Questa tregua tra Israele e Hamas è fragile: ha certamente interrotto un ciclo
sanguinoso di violenza
e aperto qualche spiraglio, ma non ha affrontato le radici profonde del
conflitto. La questione
palestinese resta irrisolta e, di fatto, assente dall’accordo. Al momento, tutto
ciò sembra solo una
tregua temporanea, fragile e minacciata ogni giorno. Non ha ancora tracciato una
vera via verso un
processo politico concreto.
Per alcuni, è il successo di Trump, che avrebbe deciso di mettere fine ai
crimini israeliani dopo
averli sostenuti per anni con l’invio di armi al governo di Netanyahu. Secondo
altri, dietro c’è un
piano economico e politico per la ricostruzione dell’area con mire speculative.

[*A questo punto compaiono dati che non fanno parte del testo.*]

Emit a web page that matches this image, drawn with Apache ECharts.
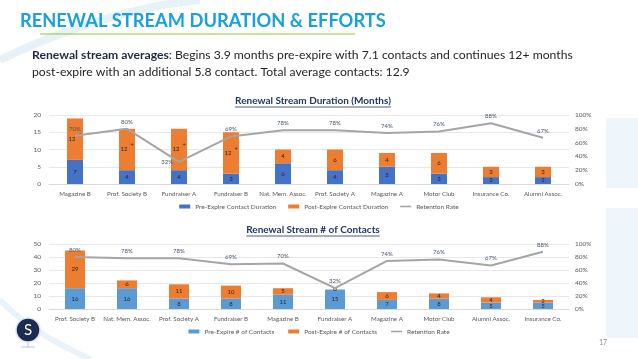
<!DOCTYPE html>
<html><head><meta charset="utf-8">
<script src="https://cdn.jsdelivr.net/npm/echarts@6/dist/echarts.min.js"></script>
<style>html,body{margin:0;padding:0;background:#fff}#c{width:638px;height:359px}</style>
</head><body><div id="c"></div>
<script>
// ---- Data: Renewal Stream Duration (Months) ----
const durCategories = ['Magazine B','Prof. Society B','Fundraiser A','Fundraiser B','Nat. Mem. Assoc.','Prof. Society A','Magazine A','Motor Club','Insurance Co.','Alumni Assoc.'];
const durPre = [7,4,4,3,6,4,5,3,2,2];
const durPost = [12,12,12,12,4,6,4,6,3,3];
const durPostPlus = [true,true,true,true,false,false,false,false,false,false];
const durRetention = [70,80,32,69,78,78,74,76,88,67];
const durLeftTicks = {min:0,max:20,interval:5};

// ---- Data: Renewal Stream # of Contacts ----
const cntCategories = ['Prof. Society B','Nat. Mem. Assoc.','Prof. Society A','Fundraiser B','Magazine B','Fundraiser A','Magazine A','Motor Club','Alumni Assoc.','Insurance Co.'];
const cntPre = [16,16,8,8,11,15,7,8,5,5];
const cntPost = [29,6,11,10,5,0,6,4,4,2];
const cntRetention = [80,78,78,69,70,32,74,76,67,88];
const cntLeftTicks = {min:0,max:50,interval:10};
const pctTicks = {min:0,max:100,interval:20};

const FONT = 'Lato';
const axisGray = '#595959';
const gridLine = '#d9d9d9';
const lineIcon = 'path://M0,0 L14,0 L14,2 L0,2 Z';

const chart = echarts.init(document.getElementById('c'), null, {renderer:'canvas'});

function measure(text, font){
  const c = document.createElement('canvas').getContext('2d');
  c.font = font; return c.measureText(text).width;
}
const t1 = 'Renewal Stream Duration (Months)';
const t2 = 'Renewal Stream # of Contacts';
const tFont = 'bold 10px ' + FONT;
const w1 = measure(t1, tFont), w2 = measure(t2, tFont);

function catAxis(grid, cats){
  return {type:'category', gridIndex:grid, data:cats,
    axisTick:{show:false}, axisLine:{lineStyle:{color:gridLine}},
    axisLabel:{interval:0, fontSize:6.2, color:axisGray, fontFamily:FONT, margin:7}};
}
function valAxis(grid, t, pos, pct){
  return {type:'value', gridIndex:grid, position:pos, min:t.min, max:t.max, interval:t.interval,
    splitLine:{show:!pct, lineStyle:{color:gridLine, width:0.6}},
    axisLine:{show:false}, axisTick:{show:false},
    axisLabel:{fontSize:6.5, color:axisGray, fontFamily:FONT, margin:pct?6:8, formatter: pct?'{value}%':'{value}'}};
}
const barLabel = {show:true, position:'inside', fontSize:6, color:'#262626', fontFamily:FONT};
const lineLabelStyle = {show:true, position:'top', distance:4, fontSize:6, color:'#44546a', fontFamily:FONT, formatter:'{c}%'};

const option = {
  animation:false,
  backgroundColor:'#ffffff',
  textStyle:{fontFamily:FONT},
  graphic:[
    // background decorations
    {type:'rect', shape:{x:606,y:118,width:32,height:70}, style:{fill:'#eef6fc'}, z:-10},
    {type:'rect', shape:{x:606,y:208,width:32,height:130}, style:{fill:'#eef6fc'}, z:-10},
    {type:'bezierCurve', shape:{x1:0,y1:60,x2:200,y2:0,cpx1:60,cpy1:30,cpx2:140,cpy2:5}, style:{stroke:'#e6f1f8',lineWidth:8,fill:null}, z:-10},
    {type:'bezierCurve', shape:{x1:0,y1:300,x2:90,y2:359,cpx1:30,cpy1:330,cpx2:60,cpy2:345}, style:{stroke:'#eaf3f9',lineWidth:6,fill:null}, z:-10},
    // title
    {type:'text', left:20, top:12, style:{text:'RENEWAL STREAM DURATION & EFFORTS', fill:'#1aa0da', font:'bold 18.3px '+FONT}},
    {type:'line', shape:{x1:40,y1:34,x2:355,y2:34}, style:{stroke:'#8cc63f', lineWidth:1}},
    // subtitle
    {type:'text', left:32, top:49, style:{
      rich:{b:{fontWeight:'bold', fontSize:12.2, fill:'#1f2a44', fontFamily:FONT}, n:{fontSize:12.2, fill:'#262626', fontFamily:FONT}},
      text:'{b|Renewal stream averages}{n|: Begins 3.9 months pre-expire with 7.1 contacts and continues 12+ months}'}},
    {type:'text', left:32, top:66, style:{text:'post-expire with an additional 5.8 contact. Total average contacts: 12.9', fill:'#262626', font:'12.2px '+FONT}},
    // chart titles
    {type:'text', x:313, y:101, style:{text:t1, font:tFont, fill:'#1f3864', align:'center', verticalAlign:'middle'}},
    {type:'line', shape:{x1:313-w1/2,y1:107,x2:313+w1/2,y2:107}, style:{stroke:'#1f3864', lineWidth:0.8}},
    {type:'text', x:313, y:230, style:{text:t2, font:tFont, fill:'#1f3864', align:'center', verticalAlign:'middle'}},
    {type:'line', shape:{x1:313-w2/2,y1:236,x2:313+w2/2,y2:236}, style:{stroke:'#1f3864', lineWidth:0.8}},
    // logo
    {type:'line', shape:{x1:28,y1:341,x2:28,y2:347}, style:{stroke:'#b8c4d4', lineWidth:1}},
    {type:'line', shape:{x1:21,y1:347,x2:35,y2:347}, style:{stroke:'#b8c4d4', lineWidth:1}},
    {type:'circle', shape:{cx:28,cy:330,r:12}, style:{fill:'#1b2b52', stroke:'#dfe6f0', lineWidth:1.5}},
    {type:'text', x:28, y:330, style:{text:'S', font:'15px '+FONT, fill:'#ffffff', align:'center', verticalAlign:'middle'}},
    // page number
    {type:'text', x:603, y:343, style:{text:'17', font:'7px '+FONT, fill:'#8a8a8a', align:'center', verticalAlign:'middle'}}
  ],
  legend:[
    {top:198, left:'center', itemWidth:11, itemHeight:4, itemGap:12, textStyle:{fontSize:6.5, color:axisGray, fontFamily:FONT},
     data:[{name:'Pre-Expire Contact Duration', icon:'rect'},{name:'Post-Expire Contact Duration', icon:'rect'},{name:'Retention Rate', icon:lineIcon}]},
    {top:323, left:'center', itemWidth:11, itemHeight:4, itemGap:14, textStyle:{fontSize:6.5, color:axisGray, fontFamily:FONT},
     data:[{name:'Pre-Expire # of Contacts', icon:'rect'},{name:'Post-Expire # of Contacts', icon:'rect'},{name:'Retention Rate', icon:lineIcon}]}
  ],
  grid:[
    {left:49, right:69, top:115, height:69, containLabel:false},
    {left:49, right:69, top:244, height:65, containLabel:false}
  ],
  xAxis:[catAxis(0,durCategories), catAxis(1,cntCategories)],
  yAxis:[valAxis(0,durLeftTicks,'left',false), valAxis(0,pctTicks,'right',true),
         valAxis(1,cntLeftTicks,'left',false), valAxis(1,pctTicks,'right',true)],
  series:[
    {name:'Pre-Expire Contact Duration', type:'bar', stack:'d', xAxisIndex:0, yAxisIndex:0, barWidth:16,
     itemStyle:{color:'#4472c4'}, label:barLabel, data:durPre},
    {name:'Post-Expire Contact Duration', type:'bar', stack:'d', xAxisIndex:0, yAxisIndex:0, barWidth:16,
     itemStyle:{color:'#ed7d31'},
     label:Object.assign({}, barLabel, {
       formatter: p => durPostPlus[p.dataIndex] ? '{v|' + p.value + '}{s|+}' : String(p.value),
       rich:{v:{fontSize:6, color:'#262626', fontFamily:FONT}, s:{fontSize:5.5, color:'#262626', padding:[0,0,8,3], fontFamily:FONT}}
     }), data:durPost},
    {name:'Retention Rate', type:'line', xAxisIndex:0, yAxisIndex:1, symbol:'circle', symbolSize:0.1, showSymbol:true,
     lineStyle:{color:'#a5a5a5', width:2}, itemStyle:{color:'#a5a5a5'}, z:5,
     label:lineLabelStyle,
     data: durRetention.map((v,i)=> i===2 ? {value:v, label:{position:'left', distance:6}} : v)},
    {name:'Pre-Expire # of Contacts', type:'bar', stack:'c', xAxisIndex:1, yAxisIndex:2, barWidth:20,
     itemStyle:{color:'#5b9bd5'}, label:barLabel, data:cntPre},
    {name:'Post-Expire # of Contacts', type:'bar', stack:'c', xAxisIndex:1, yAxisIndex:2, barWidth:20,
     itemStyle:{color:'#ed7d31'}, label:barLabel, data:cntPost},
    {name:'Retention Rate', type:'line', xAxisIndex:1, yAxisIndex:3, symbol:'circle', symbolSize:0.1, showSymbol:true,
     lineStyle:{color:'#a5a5a5', width:2}, itemStyle:{color:'#a5a5a5'}, z:5,
     label:lineLabelStyle, data:cntRetention}
  ]
};
chart.setOption(option);
</script></body></html>
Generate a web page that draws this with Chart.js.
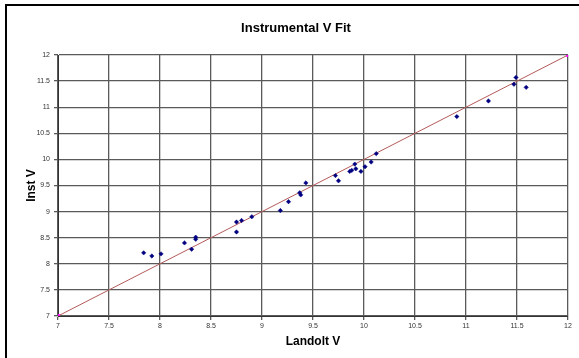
<!DOCTYPE html>
<html>
<head>
<meta charset="utf-8">
<script src="https://cdn.jsdelivr.net/npm/chart.js@4"></script>
<style>
html,body{margin:0;padding:0;background:#fff;}
canvas{display:block;}
</style>
</head>
<body>
<canvas id="c" width="579" height="358"></canvas>
<script>
const landoltV = [7.84, 7.92, 8.01, 8.24, 8.31, 8.35, 8.35, 8.75, 8.75, 8.80, 8.90, 9.18, 9.26, 9.37, 9.38, 9.43, 9.72, 9.75, 9.86, 9.88, 9.91, 9.92, 9.97, 10.01, 10.07, 10.12, 10.91, 11.22, 11.47, 11.49, 11.59];
const instV    = [8.21, 8.15, 8.19, 8.40, 8.28, 8.47, 8.51, 8.80, 8.61, 8.83, 8.90, 9.02, 9.19, 9.36, 9.32, 9.55, 9.69, 9.59, 9.77, 9.79, 9.91, 9.82, 9.77, 9.86, 9.95, 10.11, 10.82, 11.12, 11.44, 11.57, 11.38];
const fitX = [7, 12];
const fitY = [7, 12];
const xTickLabels = ['7','7.5','8','8.5','9','9.5','10','10.5','11','11.5','12'];
const yTickLabels = ['7','7.5','8','8.5','9','9.5','10','10.5','11','11.5','12'];

const points = landoltV.map((x, i) => ({x: x, y: instV[i]}));
const fit = fitX.map((x, i) => ({x: x, y: fitY[i]}));

const frame = {
  id: 'frame',
  beforeDraw(chart) {
    const ctx = chart.ctx;
    ctx.save();
    ctx.fillStyle = '#fff';
    ctx.fillRect(0, 0, chart.width, chart.height);
    ctx.fillStyle = '#000';
    ctx.fillRect(5, 4, 2, chart.height - 4);
    ctx.fillRect(5, 4, chart.width - 5, 2);
    ctx.restore();
  }
};

const gridColor = '#5a5a5a';
const tickFont = {family: 'Liberation Sans', size: 7};

new Chart(document.getElementById('c'), {
  type: 'scatter',
  data: {
    datasets: [
      {
        label: 'Inst V',
        data: points,
        pointStyle: 'rectRot',
        pointRadius: 2.2,
        pointBackgroundColor: '#000080',
        pointBorderColor: '#000080',
        pointBorderWidth: 0.5,
        showLine: false
      },
      {
        label: 'Fit',
        data: fit,
        showLine: true,
        borderColor: '#b55a5a',
        borderWidth: 1,
        pointStyle: 'rect',
        pointRadius: 2,
        pointBackgroundColor: '#ff00ff',
        pointBorderColor: '#ff00ff'
      }
    ]
  },
  options: {
    responsive: false,
    animation: false,
    layout: {padding: {left: 24, right: 11, top: 0, bottom: 0}},
    plugins: {
      legend: {display: false},
      tooltip: {enabled: false},
      title: {
        display: true,
        text: 'Instrumental V Fit',
        color: '#000',
        font: {family: 'Liberation Sans', size: 13, weight: 'bold'},
        padding: {top: 20.2, bottom: 19.2}
      }
    },
    scales: {
      x: {
        type: 'linear',
        min: 7, max: 12,
        afterBuildTicks(scale) {
          scale.ticks = xTickLabels.map(v => ({value: parseFloat(v)}));
        },
        afterFit(scale) { scale.height = 42; },
        ticks: {
          font: tickFont, color: '#333', padding: 2, maxRotation: 0, autoSkip: false,
          callback: (v, i) => xTickLabels[i]
        },
        grid: {color: gridColor, lineWidth: 1.3, tickLength: 4, tickColor: gridColor},
        border: {color: '#333', width: 1},
        title: {
          display: true, text: 'Landolt V', color: '#000',
          font: {family: 'Liberation Sans', size: 12, weight: 'bold'},
          padding: {top: 0, bottom: 8.8}
        }
      },
      y: {
        type: 'linear',
        min: 7, max: 12,
        afterBuildTicks(scale) {
          scale.ticks = yTickLabels.map(v => ({value: parseFloat(v)}));
        },
        afterFit(scale) { scale.width = 34; },
        ticks: {
          font: tickFont, color: '#333', padding: 4, autoSkip: false,
          callback: (v, i) => yTickLabels[i]
        },
        grid: {color: gridColor, lineWidth: 1.3, tickLength: 4, tickColor: gridColor},
        border: {color: '#333', width: 1},
        title: {
          display: true, text: 'Inst V', color: '#000',
          font: {family: 'Liberation Sans', size: 12, weight: 'bold'},
          padding: {top: 0, bottom: 0}
        }
      }
    }
  },
  plugins: [frame]
});
</script>
</body>
</html>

Il governo italiano, accusato di “complicità” per aver evitato di definire come
coloniali le politiche
israeliane, per avere appoggiato la “sicurezza di Israele” come valore assoluto,
senza pretendere il
rispetto concreto del Diritto umanitario internazionale non si è opposto al
Progetto che esclude i
Palestinesi.
“La Palestina sarà riconosciuta più facilmente se il piano verrà implementato”,
ha dichiarato la
premier italiana al vertice per la pace di Sharm el-Sheikh. Ha dettato
condizioni affinché quel
riconoscimento sia possibile.
Con questa posizione l’Italia prende le distanze da altri Paesi dell’Unione che
hanno
unilateralmente riconosciuto lo stato della Palestina ritenendo che sia uno
strumento di grande
portata simbolica ma soprattutto valorizza il diritto all’autodeterminazione
palestinese, condizione
basilare per un reale processo di pace.
Escludere i Palestinesi dalla determinazione del loro stesso futuro rende in
partenza precaria e
inefficace qualsiasi costruzione di Pace.